Long-Term Significance and Legacy

Gapon's life and death encapsulate the tragedy of the liberal reform movement in Tsarist Russia. He was a man of peace who believed that faith and loyalty could bridge the chasm between autocracy and the people. Bloody Sunday proved him tragically wrong. The event sparked the 1905 Revolution, which forced Nicholas II to issue the October Manifesto, granting civil liberties and establishing the Duma—a limited parliament. Though the revolution was crushed by 1907, it sowed the seeds for the more cataclysmic upheavals of 1917.

Gapon's legacy is deeply contested. To some, he is a naive idealist who underestimated the ruthlessness of the regime. To others, he was a genuine martyr for workers' rights. His actions demonstrated the power of peaceful protest, even as they highlighted the regime's willingness to shed blood. The phrase "Bloody Sunday" entered the global lexicon as a symbol of state repression.
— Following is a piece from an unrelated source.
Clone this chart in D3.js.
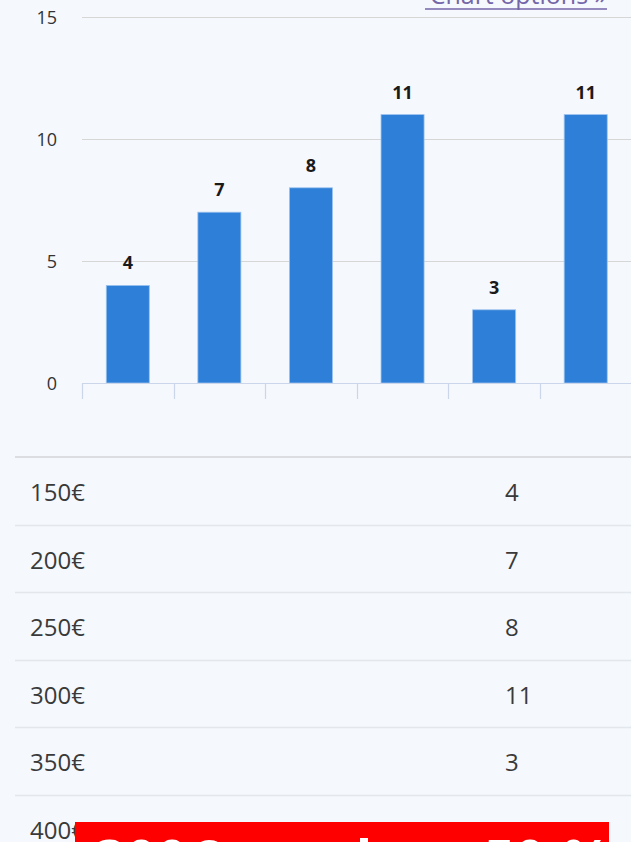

Today, Georgy Gapon is remembered primarily for that fateful day in January 1905, but his birth in 1870 marked the arrival of a figure who would personify the hopes and disillusionments of an entire generation. The Russian Empire of his birth was already cracking, and his life expedited its fracture. In the decades that followed, the country would undergo transformations Gapon could scarcely have imagined, but his voice—calling for justice through the language of faith—still echoes in the histories of labor movements and civil rights struggles worldwide.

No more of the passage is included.